What is being asked: Start at the line that contains "What Apache ECharts", stop at the line that contains "const histAvgPct = 2.45;", and repeat every line in that span, those two included, with no pictures.

━━━━━━━━━━━━━━━━━━━━━━━━━━━━━━

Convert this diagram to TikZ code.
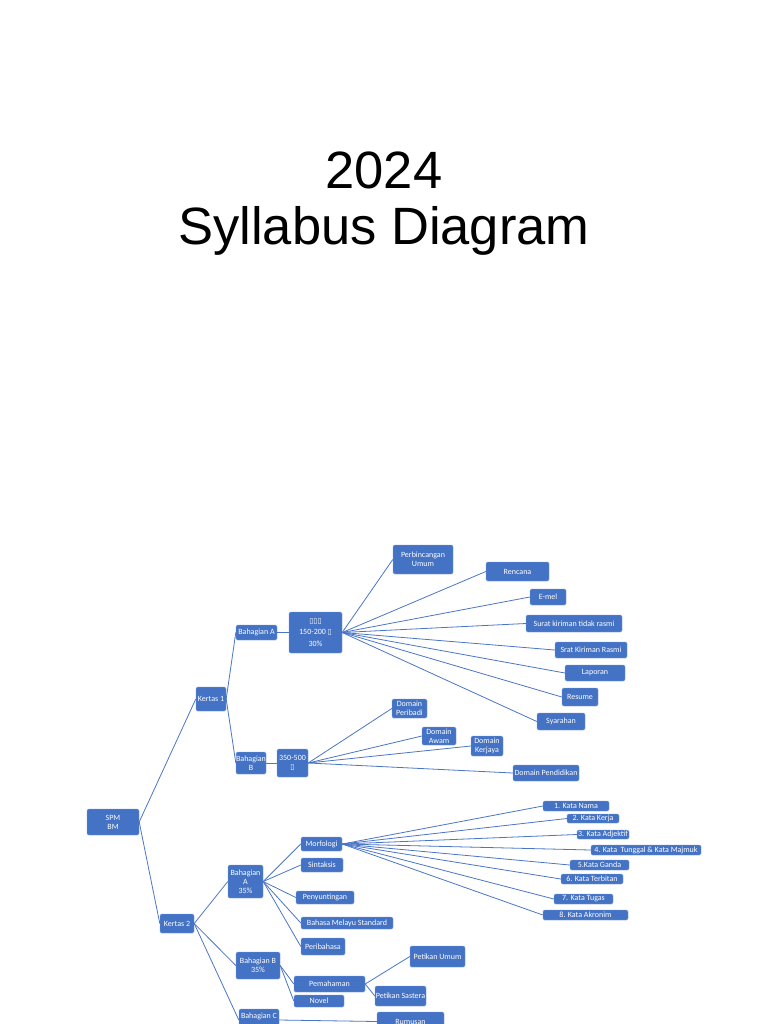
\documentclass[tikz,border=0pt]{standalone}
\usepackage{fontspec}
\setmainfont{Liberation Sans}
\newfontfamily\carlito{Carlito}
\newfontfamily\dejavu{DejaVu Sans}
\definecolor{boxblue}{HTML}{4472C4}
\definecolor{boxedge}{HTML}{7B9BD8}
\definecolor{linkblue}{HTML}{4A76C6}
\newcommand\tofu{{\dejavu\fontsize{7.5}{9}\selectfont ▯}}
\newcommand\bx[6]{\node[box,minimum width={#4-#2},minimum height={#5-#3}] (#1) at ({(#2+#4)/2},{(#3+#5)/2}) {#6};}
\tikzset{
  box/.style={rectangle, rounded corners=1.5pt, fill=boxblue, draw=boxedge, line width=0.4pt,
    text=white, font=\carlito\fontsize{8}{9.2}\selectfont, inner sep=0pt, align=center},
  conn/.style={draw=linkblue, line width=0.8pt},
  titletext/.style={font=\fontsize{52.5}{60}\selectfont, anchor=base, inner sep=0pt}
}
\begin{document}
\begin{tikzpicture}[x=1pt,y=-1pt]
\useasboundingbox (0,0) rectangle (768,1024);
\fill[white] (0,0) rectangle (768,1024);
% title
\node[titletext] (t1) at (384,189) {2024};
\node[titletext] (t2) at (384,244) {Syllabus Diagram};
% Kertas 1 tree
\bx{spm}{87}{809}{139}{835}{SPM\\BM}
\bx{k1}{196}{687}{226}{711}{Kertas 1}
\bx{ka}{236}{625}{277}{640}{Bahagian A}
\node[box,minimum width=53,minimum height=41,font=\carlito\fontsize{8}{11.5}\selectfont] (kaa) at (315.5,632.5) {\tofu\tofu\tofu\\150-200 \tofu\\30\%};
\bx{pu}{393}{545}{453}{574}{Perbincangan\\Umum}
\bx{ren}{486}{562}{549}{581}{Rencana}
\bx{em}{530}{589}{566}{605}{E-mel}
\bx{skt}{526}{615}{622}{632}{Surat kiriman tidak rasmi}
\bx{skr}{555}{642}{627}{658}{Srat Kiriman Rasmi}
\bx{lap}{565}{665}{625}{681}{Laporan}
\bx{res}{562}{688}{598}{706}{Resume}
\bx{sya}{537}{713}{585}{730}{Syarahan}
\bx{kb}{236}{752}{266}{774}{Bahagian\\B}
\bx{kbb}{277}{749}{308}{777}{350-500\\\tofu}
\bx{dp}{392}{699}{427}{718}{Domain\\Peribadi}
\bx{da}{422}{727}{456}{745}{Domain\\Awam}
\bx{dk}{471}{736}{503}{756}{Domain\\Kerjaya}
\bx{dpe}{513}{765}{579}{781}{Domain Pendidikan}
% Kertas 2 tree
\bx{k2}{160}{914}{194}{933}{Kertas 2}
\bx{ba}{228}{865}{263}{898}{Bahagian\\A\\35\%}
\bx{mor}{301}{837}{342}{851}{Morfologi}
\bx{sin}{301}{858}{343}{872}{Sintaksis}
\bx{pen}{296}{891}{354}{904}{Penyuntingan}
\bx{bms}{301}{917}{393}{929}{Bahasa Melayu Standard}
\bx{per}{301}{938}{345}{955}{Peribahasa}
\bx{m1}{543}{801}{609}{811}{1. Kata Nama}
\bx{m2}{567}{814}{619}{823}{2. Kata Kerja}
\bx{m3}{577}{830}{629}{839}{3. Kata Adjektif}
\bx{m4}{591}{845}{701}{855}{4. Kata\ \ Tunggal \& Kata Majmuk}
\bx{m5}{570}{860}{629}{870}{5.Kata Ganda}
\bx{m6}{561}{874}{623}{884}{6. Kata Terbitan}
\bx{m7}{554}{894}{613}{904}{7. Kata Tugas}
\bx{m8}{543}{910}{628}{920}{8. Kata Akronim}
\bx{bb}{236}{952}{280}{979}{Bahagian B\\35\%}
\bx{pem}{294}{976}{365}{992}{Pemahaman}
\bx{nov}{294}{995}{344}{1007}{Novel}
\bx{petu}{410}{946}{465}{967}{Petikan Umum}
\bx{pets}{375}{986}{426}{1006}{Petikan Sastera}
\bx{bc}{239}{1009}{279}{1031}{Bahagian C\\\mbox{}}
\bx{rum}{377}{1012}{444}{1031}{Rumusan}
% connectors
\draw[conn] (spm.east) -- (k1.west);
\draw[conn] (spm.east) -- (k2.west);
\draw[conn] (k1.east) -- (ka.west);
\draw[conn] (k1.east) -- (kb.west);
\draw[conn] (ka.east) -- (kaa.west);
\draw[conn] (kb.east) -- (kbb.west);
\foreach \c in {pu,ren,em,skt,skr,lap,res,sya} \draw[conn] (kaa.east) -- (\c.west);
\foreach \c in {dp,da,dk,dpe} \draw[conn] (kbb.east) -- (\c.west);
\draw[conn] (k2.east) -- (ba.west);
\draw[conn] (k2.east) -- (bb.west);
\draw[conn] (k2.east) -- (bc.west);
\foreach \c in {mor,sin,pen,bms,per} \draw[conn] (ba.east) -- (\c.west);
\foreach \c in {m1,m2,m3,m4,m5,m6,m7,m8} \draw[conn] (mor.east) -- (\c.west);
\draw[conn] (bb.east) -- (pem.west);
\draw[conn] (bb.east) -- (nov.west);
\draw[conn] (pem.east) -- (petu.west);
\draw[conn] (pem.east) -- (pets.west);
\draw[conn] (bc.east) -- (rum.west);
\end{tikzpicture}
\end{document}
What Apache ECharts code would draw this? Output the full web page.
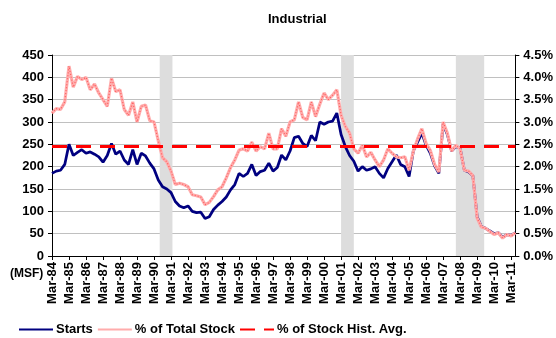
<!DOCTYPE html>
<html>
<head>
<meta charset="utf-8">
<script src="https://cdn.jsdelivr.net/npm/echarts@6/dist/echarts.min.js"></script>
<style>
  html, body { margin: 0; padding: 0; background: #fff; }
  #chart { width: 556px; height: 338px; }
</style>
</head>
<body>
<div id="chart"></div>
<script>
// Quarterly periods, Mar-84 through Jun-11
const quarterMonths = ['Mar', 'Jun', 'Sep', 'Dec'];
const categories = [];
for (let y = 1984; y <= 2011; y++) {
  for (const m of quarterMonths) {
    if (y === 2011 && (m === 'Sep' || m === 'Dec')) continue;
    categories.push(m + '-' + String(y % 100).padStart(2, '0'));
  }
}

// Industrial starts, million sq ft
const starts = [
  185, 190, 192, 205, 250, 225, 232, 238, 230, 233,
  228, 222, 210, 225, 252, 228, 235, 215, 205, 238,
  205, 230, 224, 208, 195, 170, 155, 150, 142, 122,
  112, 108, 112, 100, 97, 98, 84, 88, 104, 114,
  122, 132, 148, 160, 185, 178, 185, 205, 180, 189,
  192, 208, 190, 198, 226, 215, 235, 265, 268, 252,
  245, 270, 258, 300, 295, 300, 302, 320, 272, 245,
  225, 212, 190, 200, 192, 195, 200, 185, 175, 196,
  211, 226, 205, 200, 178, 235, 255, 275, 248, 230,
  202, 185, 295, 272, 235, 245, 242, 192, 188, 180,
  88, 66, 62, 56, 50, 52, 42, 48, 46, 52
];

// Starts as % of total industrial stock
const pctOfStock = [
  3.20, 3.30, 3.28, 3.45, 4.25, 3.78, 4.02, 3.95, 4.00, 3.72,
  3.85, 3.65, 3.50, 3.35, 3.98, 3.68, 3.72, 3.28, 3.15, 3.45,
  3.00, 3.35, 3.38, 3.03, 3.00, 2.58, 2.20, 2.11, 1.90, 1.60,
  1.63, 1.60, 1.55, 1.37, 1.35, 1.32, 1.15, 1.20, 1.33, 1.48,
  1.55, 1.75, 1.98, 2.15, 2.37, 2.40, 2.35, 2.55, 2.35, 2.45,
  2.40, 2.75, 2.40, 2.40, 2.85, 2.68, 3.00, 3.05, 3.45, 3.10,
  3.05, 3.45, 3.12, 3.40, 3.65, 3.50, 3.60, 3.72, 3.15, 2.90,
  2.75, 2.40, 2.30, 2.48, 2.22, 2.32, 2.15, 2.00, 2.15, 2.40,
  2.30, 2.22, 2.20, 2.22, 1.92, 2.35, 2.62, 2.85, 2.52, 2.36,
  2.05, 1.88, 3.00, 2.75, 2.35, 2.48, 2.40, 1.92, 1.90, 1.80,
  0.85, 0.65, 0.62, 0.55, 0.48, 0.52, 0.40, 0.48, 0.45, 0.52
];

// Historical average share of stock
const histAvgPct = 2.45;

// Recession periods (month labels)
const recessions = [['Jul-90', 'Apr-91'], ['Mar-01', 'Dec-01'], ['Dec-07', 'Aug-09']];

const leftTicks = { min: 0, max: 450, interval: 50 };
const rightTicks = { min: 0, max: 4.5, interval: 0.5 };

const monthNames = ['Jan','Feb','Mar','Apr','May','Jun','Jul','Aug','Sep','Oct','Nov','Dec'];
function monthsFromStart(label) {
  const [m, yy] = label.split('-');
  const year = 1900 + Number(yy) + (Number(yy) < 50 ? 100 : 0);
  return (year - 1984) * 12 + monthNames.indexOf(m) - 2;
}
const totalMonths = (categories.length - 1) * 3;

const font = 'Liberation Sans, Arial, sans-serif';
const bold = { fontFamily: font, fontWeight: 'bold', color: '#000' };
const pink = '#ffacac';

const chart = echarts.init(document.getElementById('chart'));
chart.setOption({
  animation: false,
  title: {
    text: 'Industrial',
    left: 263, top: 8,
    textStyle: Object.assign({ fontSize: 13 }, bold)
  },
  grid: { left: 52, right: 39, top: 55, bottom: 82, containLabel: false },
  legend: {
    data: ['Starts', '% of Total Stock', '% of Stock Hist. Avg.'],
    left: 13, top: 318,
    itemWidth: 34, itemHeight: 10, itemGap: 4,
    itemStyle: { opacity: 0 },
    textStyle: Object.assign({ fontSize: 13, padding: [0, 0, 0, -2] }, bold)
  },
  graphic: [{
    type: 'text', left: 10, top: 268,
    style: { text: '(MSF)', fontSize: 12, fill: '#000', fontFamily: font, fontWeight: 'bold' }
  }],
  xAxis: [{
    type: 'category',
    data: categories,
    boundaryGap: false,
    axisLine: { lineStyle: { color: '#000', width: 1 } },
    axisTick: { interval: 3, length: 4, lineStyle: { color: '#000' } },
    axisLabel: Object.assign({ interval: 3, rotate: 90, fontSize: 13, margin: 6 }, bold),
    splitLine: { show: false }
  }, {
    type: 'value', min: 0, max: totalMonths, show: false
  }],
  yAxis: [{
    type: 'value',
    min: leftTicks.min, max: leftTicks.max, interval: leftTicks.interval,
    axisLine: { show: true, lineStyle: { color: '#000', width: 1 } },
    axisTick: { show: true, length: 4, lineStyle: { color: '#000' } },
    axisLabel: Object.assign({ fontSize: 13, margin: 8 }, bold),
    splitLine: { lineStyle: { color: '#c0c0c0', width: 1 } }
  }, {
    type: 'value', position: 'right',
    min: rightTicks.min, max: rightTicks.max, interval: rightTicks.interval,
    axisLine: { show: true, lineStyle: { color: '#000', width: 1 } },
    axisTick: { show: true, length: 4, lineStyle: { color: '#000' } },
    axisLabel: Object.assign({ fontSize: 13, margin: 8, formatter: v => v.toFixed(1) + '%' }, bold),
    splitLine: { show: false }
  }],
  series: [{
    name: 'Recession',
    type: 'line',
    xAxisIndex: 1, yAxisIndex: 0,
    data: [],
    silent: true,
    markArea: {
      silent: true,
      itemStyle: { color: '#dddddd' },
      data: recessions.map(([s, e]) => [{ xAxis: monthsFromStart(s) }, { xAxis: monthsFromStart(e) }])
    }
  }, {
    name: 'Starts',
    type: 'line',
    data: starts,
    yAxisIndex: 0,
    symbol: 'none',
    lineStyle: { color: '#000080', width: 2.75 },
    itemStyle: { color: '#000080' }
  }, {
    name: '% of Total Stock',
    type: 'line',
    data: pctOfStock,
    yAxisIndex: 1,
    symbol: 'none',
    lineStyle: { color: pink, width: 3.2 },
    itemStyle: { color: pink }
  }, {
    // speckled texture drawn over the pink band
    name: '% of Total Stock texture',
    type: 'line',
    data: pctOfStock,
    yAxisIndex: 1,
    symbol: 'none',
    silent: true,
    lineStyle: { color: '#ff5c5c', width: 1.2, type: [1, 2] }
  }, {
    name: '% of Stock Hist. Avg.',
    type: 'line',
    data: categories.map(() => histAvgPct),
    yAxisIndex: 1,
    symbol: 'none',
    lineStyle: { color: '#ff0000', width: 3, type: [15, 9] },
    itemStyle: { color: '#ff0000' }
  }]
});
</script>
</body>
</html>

━━━━━━━━━━━━━━━━━━━━━━━━━━━━━━

Solution for this exercise:
What Apache ECharts code would draw this? Output the full web page.
<!DOCTYPE html>
<html>
<head>
<meta charset="utf-8">
<script src="https://cdn.jsdelivr.net/npm/echarts@6/dist/echarts.min.js"></script>
<style>
  html, body { margin: 0; padding: 0; background: #fff; }
  #chart { width: 556px; height: 338px; }
</style>
</head>
<body>
<div id="chart"></div>
<script>
// Quarterly periods, Mar-84 through Jun-11
const quarterMonths = ['Mar', 'Jun', 'Sep', 'Dec'];
const categories = [];
for (let y = 1984; y <= 2011; y++) {
  for (const m of quarterMonths) {
    if (y === 2011 && (m === 'Sep' || m === 'Dec')) continue;
    categories.push(m + '-' + String(y % 100).padStart(2, '0'));
  }
}

// Industrial starts, million sq ft
const starts = [
  185, 190, 192, 205, 250, 225, 232, 238, 230, 233,
  228, 222, 210, 225, 252, 228, 235, 215, 205, 238,
  205, 230, 224, 208, 195, 170, 155, 150, 142, 122,
  112, 108, 112, 100, 97, 98, 84, 88, 104, 114,
  122, 132, 148, 160, 185, 178, 185, 205, 180, 189,
  192, 208, 190, 198, 226, 215, 235, 265, 268, 252,
  245, 270, 258, 300, 295, 300, 302, 320, 272, 245,
  225, 212, 190, 200, 192, 195, 200, 185, 175, 196,
  211, 226, 205, 200, 178, 235, 255, 275, 248, 230,
  202, 185, 295, 272, 235, 245, 242, 192, 188, 180,
  88, 66, 62, 56, 50, 52, 42, 48, 46, 52
];

// Starts as % of total industrial stock
const pctOfStock = [
  3.20, 3.30, 3.28, 3.45, 4.25, 3.78, 4.02, 3.95, 4.00, 3.72,
  3.85, 3.65, 3.50, 3.35, 3.98, 3.68, 3.72, 3.28, 3.15, 3.45,
  3.00, 3.35, 3.38, 3.03, 3.00, 2.58, 2.20, 2.11, 1.90, 1.60,
  1.63, 1.60, 1.55, 1.37, 1.35, 1.32, 1.15, 1.20, 1.33, 1.48,
  1.55, 1.75, 1.98, 2.15, 2.37, 2.40, 2.35, 2.55, 2.35, 2.45,
  2.40, 2.75, 2.40, 2.40, 2.85, 2.68, 3.00, 3.05, 3.45, 3.10,
  3.05, 3.45, 3.12, 3.40, 3.65, 3.50, 3.60, 3.72, 3.15, 2.90,
  2.75, 2.40, 2.30, 2.48, 2.22, 2.32, 2.15, 2.00, 2.15, 2.40,
  2.30, 2.22, 2.20, 2.22, 1.92, 2.35, 2.62, 2.85, 2.52, 2.36,
  2.05, 1.88, 3.00, 2.75, 2.35, 2.48, 2.40, 1.92, 1.90, 1.80,
  0.85, 0.65, 0.62, 0.55, 0.48, 0.52, 0.40, 0.48, 0.45, 0.52
];

// Historical average share of stock
const histAvgPct = 2.45;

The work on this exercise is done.